De vítima do preconceito à referência
Raíssa tem duas irmãs, uma de 8 anos e outra de 17, e dois irmãos, um de 10 e outro de 19 anos. Entre as garotas, dicas de moda e beleza são frequentes e a primogênita lidera como referência, claro. “Somos muito unidas. Elas pedem minha opinião para tudo. Quando era mais nova, como muitas meninas negras, caí no erro de alisar meu cabelo. Depois, vivenciei aquele processo demorado de transição de quase dois anos para conseguir assumir meu black power. Observando tudo o que passei, minha irmã adolescente resolveu fazer o mesmo e desistiu das químicas. Hoje ela ama os cachos que tem”, comenta.

Mas a história nem sempre foi de empoderamento. Quando mais nova, a baiana não gostava do que via no espelho, não sabia mexer no seu próprio cabelo a ponto de ele naturalmente ficar de um jeito que lhe agradasse e o deslocamento na sociedade era uma sensação que fazia parte de seu dia a dia --sobretudo na pré-adolescência, período em que o bullying dos colegas de escola se tornou constante. “Me zoavam por ser feia, desengonçada”, conta. “Eu era uma negra com cabelo cacheado... Hoje eu tenho essa maturidade para entender que havia preconceito racial velado.”

A mudança foi iniciada aos 15 anos, quando a descobriram em uma academia onde trabalhava como secretária.
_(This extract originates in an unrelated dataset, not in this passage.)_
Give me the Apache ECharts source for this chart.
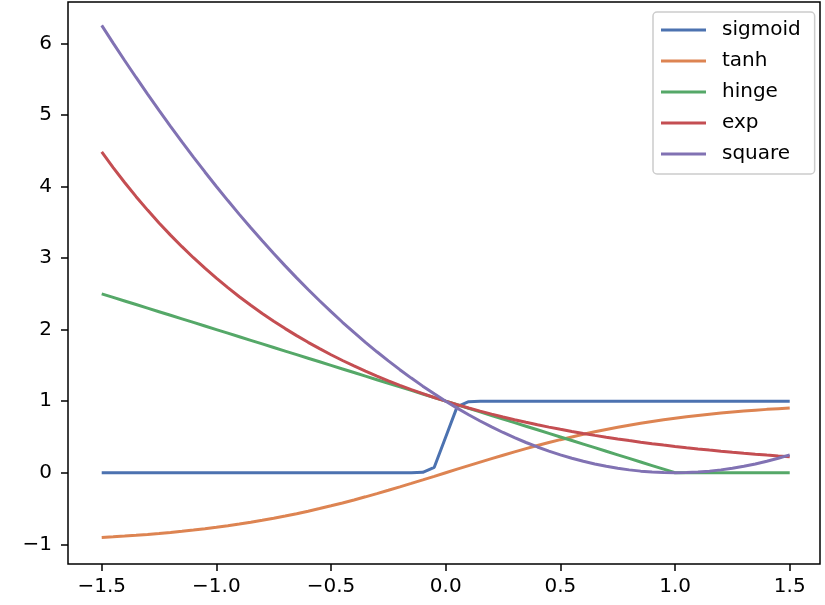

Participou de um concurso de beleza –como a única negra na competição-- e levou segundo lugar. “Inicialmente, era estranho porque não via ninguém como eu ali, mas foi muito importante para a minha autoestima. O primeiro ensaio de fotos que fiz foi um choque porque descobri que eu não era o horror que a galera no colégio dizia que eu era”, relembra. “Foi um período de confusão na minha cabeça (risos).”
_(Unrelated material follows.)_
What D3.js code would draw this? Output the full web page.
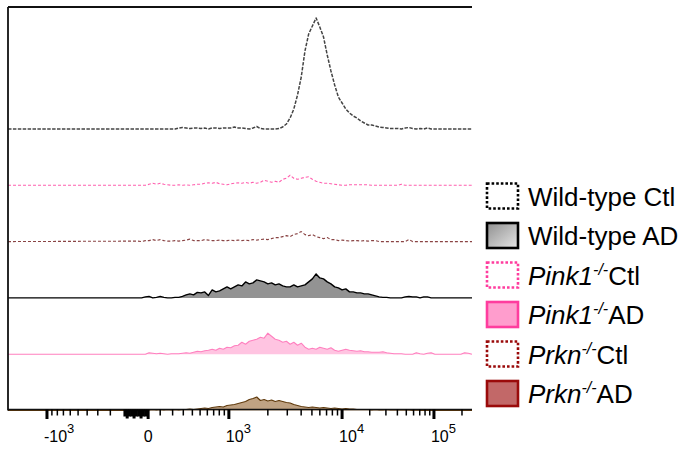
<!DOCTYPE html>
<html><head><meta charset="utf-8">
<script src="https://cdn.jsdelivr.net/npm/d3@7"></script>
<style>
body{margin:0;background:#fff}
svg{display:block}
text{font-family:"Liberation Sans",Arial,Helvetica,sans-serif;fill:#000}
</style>
</head><body>
<svg id="chart" width="682" height="451"></svg>
<script>
// ---- DATA ----
// Histogram bins on the 0-1000 display-channel scale: first bin centre and width
const binStart = 280, binStep = 8;
const wtCtl = [0,0,0,0,0,0,0,0,0,0,0, 2,3,2,1,2,2,1,2,0,2, 2,1,2,2,2,4,2,2,1,0, 2,5,1,0,0,0,0,1,4,10,
  22,40,68,104,156,190,206,222,204,184, 148,116,88,64,52,40,32,26,22,16, 12,8,8,6,4,3,2,1,1,1,
  0,2,3,1,0,1,0,2,0,0, 0,0,0,0,0,0,0,0,0,0];
const pink1Ctl = [0,0,0,2,4,2,4,2,1,0,0, 1,0,1,0,1,2,2,4,5,4, 6,3,2,1,3,4,5,4,6,4, 6,4,6,10,8,6,8,6,12,14,
  20,14,12,14,16,17,12,8,6,4, 4,3,2,1,0,0,1,1,1,1, 1,1,0,0,0,0,0,0,0,0,
  2,0,0,0,0,0,0,0,0,0, 0,0,0,0,0,0,0,0,0,0];
const prknCtl = [1,0,2,2,4,2,4,2,1,1,2, 1,2,3,5,2,2,2,4,3,2, 2,3,2,2,3,2,3,2,3,2, 4,3,4,5,4,6,8,8,10,12,
  10,14,16,20,14,12,14,10,8,6, 8,4,4,2,3,2,1,2,2,1, 2,1,2,2,0,0,0,0,0,0,
  0,0,4,0,0,0,0,0,0,0, 0,0,0,0,0,0,0,0,0,0];
const wtAD = [0,0,2,3,0,1,3,1,0,0,1, 1,3,6,8,6,11,10,12,5,16, 12,14,18,22,18,22,26,24,32,28, 30,36,34,32,28,30,26,28,24,22,
  22,26,22,24,26,32,38,48,40,38, 32,28,22,20,16,18,12,12,10,10, 8,8,6,4,2,1,1,0,0,0,
  0,2,3,2,2,0,2,2,0,0, 0,0,0,0,0,0,0,0,0,0];
const pink1AD = [0,0,0,3,2,1,2,1,0,1,1, 1,2,3,2,4,6,5,7,8,10, 8,12,10,14,13,17,18,24,20,26, 28,30,34,32,42,36,30,28,24,26,
  20,24,18,22,14,10,12,10,14,12, 10,13,8,6,8,10,8,7,6,7, 5,5,4,4,4,5,3,2,1,1,
  1,0,0,0,3,1,0,2,3,0, 0,0,0,0,0,0,0,3,2,0];
const prknAD = [0,0,0,1,2,1,2,1,2,1,2, 1,2,2,3,2,3,4,5,4,6, 7,8,7,10,11,12,14,16,18,22, 24,27,20,22,19,21,18,20,18,16,
  15,12,10,8,7,6,7,6,5,6, 5,4,5,4,3,4,3,3,2,2, 2,2,1,2,1,1,2,1,1,1,
  1,1,1,0,1,0,0,0,0,0, 0,0,0,0,0,0,0,0,0,0];

// stacking order, top to bottom
const stackOrder = ["wtCtl","pink1Ctl","prknCtl","wtAD","pink1AD","prknAD"];
const legendOrder = ["wtCtl","wtAD","pink1Ctl","pink1AD","prknCtl","prknAD"];
const legendGene = {wtCtl:"", wtAD:"", pink1Ctl:"Pink1", pink1AD:"Pink1", prknCtl:"Prkn", prknAD:"Prkn"};
const legendRest = {wtCtl:"Wild-type Ctl", wtAD:"Wild-type AD", pink1Ctl:"Ctl", pink1AD:"AD", prknCtl:"Ctl", prknAD:"AD"};
const legendSup = "-/-";

// axis ticks (fluorescence units)
const majorTicks = [-1000, 0, 1000, 10000, 100000];
const majorBase = ["-10", "0", "10", "10", "10"];
const majorExp = ["3", "", "3", "4", "5"];
const minorTicks = [-900,-800,-700,-600,-500,-400,-300,-200,
  100,200,300,400,500,600,700,800,900,
  2000,3000,4000,5000,6000,7000,8000,9000,
  20000,30000,40000,50000,60000,70000,80000,90000,200000];
const nearZeroTicks = [-100,-90,-80,-70,-60,-50,-40,-30,-20,-10];

// ---- STYLES ----
const style = {
  wtCtl:   {stroke:"#444444", fill:"none", dash:"3.5,1.4", w:1.5},
  pink1Ctl:{stroke:"#ff5fae", fill:"none", dash:"3,2", w:1.1},
  prknCtl: {stroke:"#8a4444", fill:"none", dash:"3,2", w:1.1},
  wtAD:    {stroke:"#000000", fill:"#939393", dash:null, w:1.4},
  pink1AD: {stroke:"#ff80bf", fill:"#ffc4e1", dash:null, w:1.1},
  prknAD:  {stroke:"#603a0c", fill:"#bfa283", dash:null, w:1.2}
};
const legendStyle = {
  wtCtl:   {stroke:"#000", fill:"#fff", dash:"2.6,2"},
  wtAD:    {stroke:"#000", fill:"url(#gray)", dash:null},
  pink1Ctl:{stroke:"#ff3d9e", fill:"#fff", dash:"2.6,2"},
  pink1AD: {stroke:"#ff3d9e", fill:"#ff9dcd", dash:null},
  prknCtl: {stroke:"#9a0a0a", fill:"#fff", dash:"2.6,2"},
  prknAD:  {stroke:"#9a0a0a", fill:"#c26868", dash:null}
};
const dataBy = {wtCtl, pink1Ctl, prknCtl, wtAD, pink1AD, prknAD};

// ---- SCALES ----
const L = 8, R = 472, T = 7, B = 409.5;
const chan = d3.scaleLinear().domain([0, 1000]).range([L, R]);
// biexponential-like display transform: value -> display channel
const tf = v => Math.asinh(v / 300);
const anchorVals = [-1000, -100, 0, 100, 500, 1000, 2000, 5000, 10000, 100000, 262144];
const anchorChan = [84, 252, 302, 328, 414, 476, 560, 655, 720, 918, 1002];
const valToChan = d3.scaleLinear().domain(anchorVals.map(tf)).range(anchorChan);
const xv = v => chan(valToChan(tf(v)));

const base = d3.scalePoint().domain(stackOrder).range([129, 410.5]);
const h = d3.scaleLinear().domain([0, 250]).range([0, 125]);

const svg = d3.select("#chart");
const defs = svg.append("defs");
const g = defs.append("linearGradient").attr("id","gray").attr("x1","0").attr("y1","0").attr("x2","1").attr("y2","1");
g.append("stop").attr("offset","0").attr("stop-color","#8f8f8f");
g.append("stop").attr("offset","1").attr("stop-color","#e6e6e6");

// ---- HISTOGRAMS ----
stackOrder.forEach(key => {
  const vals = dataBy[key];
  const pts = [[0, 0]].concat(vals.map((v, i) => [binStart + i * binStep, v]));
  const y0 = base(key), s = style[key];
  if (s.fill !== "none") {
    svg.append("path")
      .attr("d", d3.area().x(d => chan(d[0])).y0(y0).y1(d => y0 - h(d[1]))(pts))
      .attr("fill", s.fill).attr("stroke", "none");
  }
  svg.append("path")
    .attr("d", d3.line().x(d => chan(d[0])).y(d => y0 - h(d[1]))(pts))
    .attr("fill", "none").attr("stroke", s.stroke).attr("stroke-width", s.w)
    .attr("stroke-dasharray", s.dash).attr("stroke-linejoin", "round");
});

// ---- FRAME ----
svg.append("line").attr("x1", L).attr("x2", R).attr("y1", T).attr("y2", T)
  .attr("stroke", "#111").attr("stroke-width", 1.8);
svg.append("line").attr("x1", L).attr("x2", L).attr("y1", T).attr("y2", B + 1)
  .attr("stroke", "#111").attr("stroke-width", 1.8);
svg.append("line").attr("x1", L).attr("x2", R).attr("y1", B).attr("y2", B)
  .attr("stroke", "#111").attr("stroke-width", 1.3);

// ---- AXIS ----
const ax = svg.append("g");
ax.selectAll("line.minor").data(minorTicks).join("line").attr("class","minor")
  .attr("x1", xv).attr("x2", xv).attr("y1", B).attr("y2", B + 6)
  .attr("stroke", "#000").attr("stroke-width", 1.5);
ax.selectAll("line.near").data(nearZeroTicks).join("line").attr("class","near")
  .attr("x1", xv).attr("x2", xv).attr("y1", B).attr("y2", (d,i) => B + (i % 3 === 1 ? 9 : 7))
  .attr("stroke", "#000").attr("stroke-width", 3);
ax.selectAll("line.major").data(majorTicks).join("line").attr("class","major")
  .attr("x1", xv).attr("x2", xv).attr("y1", B).attr("y2", B + 9.5)
  .attr("stroke", "#000").attr("stroke-width", 3);

const lab = ax.selectAll("text.tl").data(majorTicks).join("text").attr("class","tl")
  .attr("x", (d,i) => majorExp[i] ? xv(d) - 3 : xv(d))
  .attr("y", 442)
  .attr("text-anchor", (d,i) => majorExp[i] ? "start" : "middle")
  .style("font-size", "16px");
lab.append("tspan").text((d,i) => majorBase[i]);
lab.append("tspan").attr("dy", -9).style("font-size", "13px").text((d,i) => majorExp[i]);

// ---- LEGEND ----
const legY = d3.scalePoint().domain(legendOrder).range([196, 393.5]);
const leg = svg.append("g");
legendOrder.forEach(key => {
  const cy = legY(key), ls = legendStyle[key];
  leg.append("rect").attr("x", 487).attr("y", cy - 12.5).attr("width", 31).attr("height", 25)
    .attr("fill", ls.fill).attr("stroke", ls.stroke).attr("stroke-width", 2.6)
    .attr("stroke-dasharray", ls.dash);
  const t = leg.append("text").attr("x", 528).attr("y", cy + 9.5).style("font-size", "26px");
  if (legendGene[key]) {
    t.append("tspan").style("font-style", "italic").text(legendGene[key]);
    t.append("tspan").style("font-style", "italic").style("font-size", "16px").attr("dy", -10).text(legendSup);
    t.append("tspan").attr("dy", 10).text(legendRest[key]);
  } else {
    t.append("tspan").text(legendRest[key]);
  }
});
</script>
</body></html>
Após a experiência, seguiu como modelo. Matriculou-se na faculdade de Marketing e voltou a participar de concursos de beleza com a inscrição da competição municipal em 2015. Tornou Miss Umuarama 2016, depois Miss Paraná e, em outubro, Miss Brasil. “O aumento da autoestima leva a uma conscientização de quem você é. Passei a gostar de tudo sobre mim, sobretudo a negritude. O amor pelo meu cabelo e pela cor da minha pele”, afirma.
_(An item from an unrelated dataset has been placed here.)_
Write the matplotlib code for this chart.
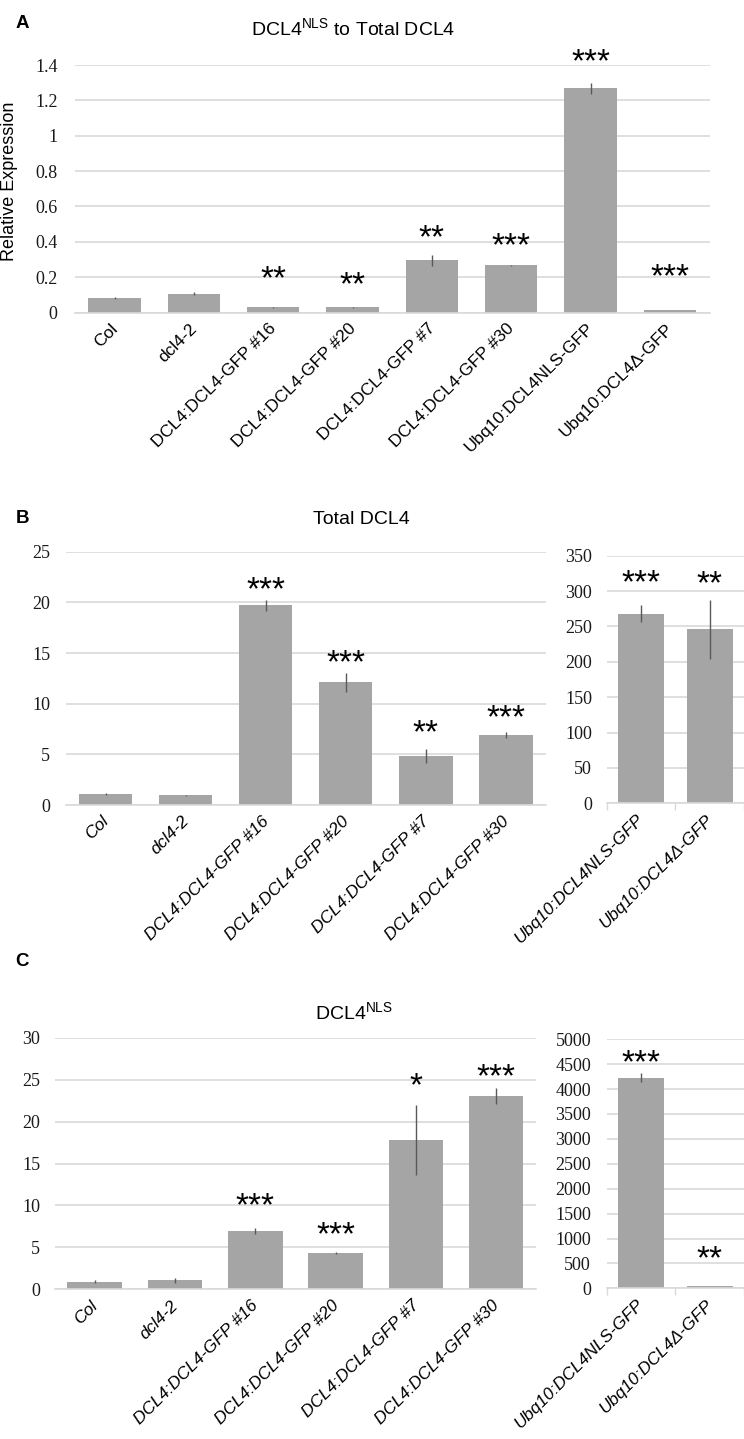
import matplotlib
matplotlib.use('Agg')
import matplotlib.pyplot as plt
import matplotlib.transforms as mtrans

plt.rcParams['font.family'] = ['Liberation Sans', 'DejaVu Sans']
plt.rcParams['font.serif'] = ['Liberation Serif', 'DejaVu Serif']
plt.rcParams['mathtext.fontset'] = 'custom'
plt.rcParams['mathtext.rm'] = 'Liberation Sans'
plt.rcParams['mathtext.it'] = 'Liberation Sans:italic'

# ---------------- data ----------------
cats_lines = ['Col', 'dcl4-2', 'DCL4:DCL4-GFP #16', 'DCL4:DCL4-GFP #20',
              'DCL4:DCL4-GFP #7', 'DCL4:DCL4-GFP #30']
cats_ubq = ['Ubq10:DCL4NLS-GFP', 'Ubq10:DCL4\u0394-GFP']

# Panel A: DCL4NLS to total DCL4
a_vals = [0.08, 0.106, 0.03, 0.03, 0.295, 0.266, 1.268, 0.015]
a_errs = [0.005, 0.008, 0.003, 0.003, 0.03, 0.005, 0.03, 0.0]
a_stars = ['', '', '**', '**', '**', '***', '***', '***']
a_yticks = [0, 0.2, 0.4, 0.6, 0.8, 1.0, 1.2, 1.4]
a_yticklabels = ['0', '0.2', '0.4', '0.6', '0.8', '1', '1.2', '1.4']

# Panel B: total DCL4
b_vals = [1.1, 0.95, 19.7, 12.1, 4.84, 6.9]
b_errs = [0.08, 0.05, 0.55, 0.9, 0.7, 0.3]
b_stars = ['', '', '***', '***', '**', '***']
b_yticks = [0, 5, 10, 15, 20, 25]
b2_vals = [268, 246]
b2_errs = [12, 42]
b2_stars = ['***', '**']
b2_yticks = [0, 50, 100, 150, 200, 250, 300, 350]

# Panel C: DCL4NLS
c_vals = [0.9, 1.1, 7.0, 4.33, 17.8, 23.05]
c_errs = [0.2, 0.3, 0.35, 0.1, 4.2, 0.97]
c_stars = ['', '', '***', '***', '*', '***']
c_yticks = [0, 5, 10, 15, 20, 25, 30]
c2_vals = [4230, 50]
c2_errs = [94, 5]
c2_stars = ['***', '**']
c2_yticks = [0, 500, 1000, 1500, 2000, 2500, 3000, 3500, 4000, 4500, 5000]

# ---------------- style ----------------
BAR = '#a5a5a5'
GRID = '#d9d9d9'
ERR = '#595959'
STAR_FS = 24
W, H = 744, 1439
fig = plt.figure(figsize=(W / 100, H / 100), dpi=100)


def add_axes(l, r, t, b):
    return fig.add_axes([l / W, 1 - b / H, (r - l) / W, (b - t) / H])


def panel(ax, cats, vals, errs, stars, star_off_px, yticks, yticklabels,
          ypad, italic, width, xlim=None, boundary=False, lab_fs=12.5):
    x = list(range(len(cats)))
    ax.bar(x, vals, width=width, color=BAR, zorder=2)
    ax.errorbar(x, vals, yerr=errs, fmt='none', ecolor=ERR, elinewidth=1.0,
                capsize=0, zorder=3)
    ax.set_ylim(yticks[0], yticks[-1])
    ax.set_yticks(yticks)
    ax.set_yticklabels(yticklabels)
    ax.tick_params(axis='y', length=0, pad=ypad, labelsize=13,
                   labelcolor='#1a1a1a', labelfontfamily='serif')
    if xlim is None:
        xlim = (-0.5, len(cats) - 0.5)
    ax.set_xlim(*xlim)
    ax.set_xticks(x)
    ax.set_xticklabels(cats, rotation=45, ha='right', fontsize=lab_fs,
                       style='italic' if italic else 'normal')
    ax.tick_params(axis='x', which='major', length=0, pad=6)
    off = mtrans.ScaledTranslation(6 / 100, 0, fig.dpi_scale_trans)
    for lab in ax.get_xticklabels():
        lab.set_transform(lab.get_transform() + off)
    if boundary:
        ax.set_xticks([i - 0.5 for i in range(len(cats) + 1)], minor=True)
        ax.tick_params(axis='x', which='minor', length=5, width=1,
                       color=GRID, direction='out')
    ax.yaxis.grid(True, color=GRID, lw=1.2, zorder=0)
    ax.set_axisbelow(True)
    for s in ['left', 'right', 'top']:
        ax.spines[s].set_visible(False)
    ax.spines['bottom'].set_color(GRID)
    ax.spines['bottom'].set_linewidth(1.2)
    fs_px = STAR_FS * 100 / 72
    for i, (v, e, s, o) in enumerate(zip(vals, errs, stars, star_off_px)):
        if not s:
            continue
        off_pt = (o - 0.58 * fs_px) * 72 / 100
        ax.annotate(s, xy=(i, v + e), xytext=(0, off_pt),
                    textcoords='offset points', ha='center', va='baseline',
                    fontsize=STAR_FS, annotation_clip=False)


# ---- Panel A ----
axA = add_axes(75, 709.5, 65, 312.5)
panel(axA, cats_lines + cats_ubq, a_vals, a_errs, a_stars,
      [0, 0, 38, 32, 27, 29, 31, 43], a_yticks, a_yticklabels, 12.5,
      False, 0.66)
axA.set_ylabel('Relative Expression', fontsize=13)
axA.yaxis.set_label_coords(-(75 - 17.8) / (709.5 - 75), 0.5 + (188.7 - 181) / 247.5)
fig.text(21.8 / W, 1 - 23.3 / H, 'A', fontsize=13.5, fontweight='bold',
         ha='center', va='center')
fig.text(353.6 / W, 1 - 28 / H, 'DCL4$^{\\mathrm{NLS}}$ to Total DCL4',
         fontsize=14, ha='center', va='center')

# ---- Panel B ----
axB = add_axes(65.5, 545.8, 551.7, 805)
panel(axB, cats_lines, b_vals, b_errs, b_stars, [0, 0, 20, 20, 26, 24],
      b_yticks, [str(t) for t in b_yticks], 11, True, 0.67)
axB2 = add_axes(606.7, 744, 555.7, 803.3)
panel(axB2, cats_ubq, b2_vals, b2_errs, b2_stars, [32, 26],
      b2_yticks, [str(t) for t in b2_yticks], 10.6, True, 0.67,
      xlim=(-0.5, -0.5 + (744 - 606.7) / 71.5), boundary=True)
fig.text(22.5 / W, 1 - 518 / H, 'B', fontsize=13.5, fontweight='bold',
         ha='center', va='center')
fig.text(361.6 / W, 1 - 520 / H, 'Total DCL4', fontsize=14,
         ha='center', va='center')

# ---- Panel C ----
axC = add_axes(54.6, 536.3, 1037.7, 1289.3)
panel(axC, cats_lines, c_vals, c_errs, c_stars, [0, 0, 32, 27, 29, 21],
      c_yticks, [str(t) for t in c_yticks], 10.3, True, 0.68)
axC2 = add_axes(606.7, 744, 1039.3, 1288.3)
panel(axC2, cats_ubq, c2_vals, c2_errs, c2_stars, [20, 37],
      c2_yticks, [str(t) for t in c2_yticks], 11.3, True, 0.67,
      xlim=(-0.5, -0.5 + (744 - 606.7) / 71), boundary=True)
fig.text(21.7 / W, 1 - 961.7 / H, 'C', fontsize=13.5, fontweight='bold',
         ha='center', va='center')
fig.text(353.6 / W, 1 - 1011.7 / H, 'DCL4$^{\\mathrm{NLS}}$',
         fontsize=14, ha='center', va='center')

fig.savefig('out.png', dpi=100, facecolor='white')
Raissa ainda pontua que existem poucas negras nas competições, mas acredita na mudança do cenário. “Lembro que na competição estadual, por exemplo, havia 41 candidatas, mas apenas duas negras incluindo eu mesma. Isso me deixa triste, mas há possibilidade para mudanças. No concurso de Miss Brasil já convivi com mais meninas e foi maravilhoso”, comenta, referindo-se aos estados de São Paulo, Bahia, Espírito Santo, Maranhão e Rondônia, representados por Sabrina de Paiva, Victória Esteves, Beatriz Nalli, Deise D’Anne e Mariana Theol, respectivamente.

“Independentemente do que possam falar, a mulher negra tem que se sentir bem com ela mesma”, aconselha. “E não ligar para que os outros pensam, mas também não aceitar o preconceito --que existe embora muita gente prefira não ver. Porque saber se posicionar é necessário.”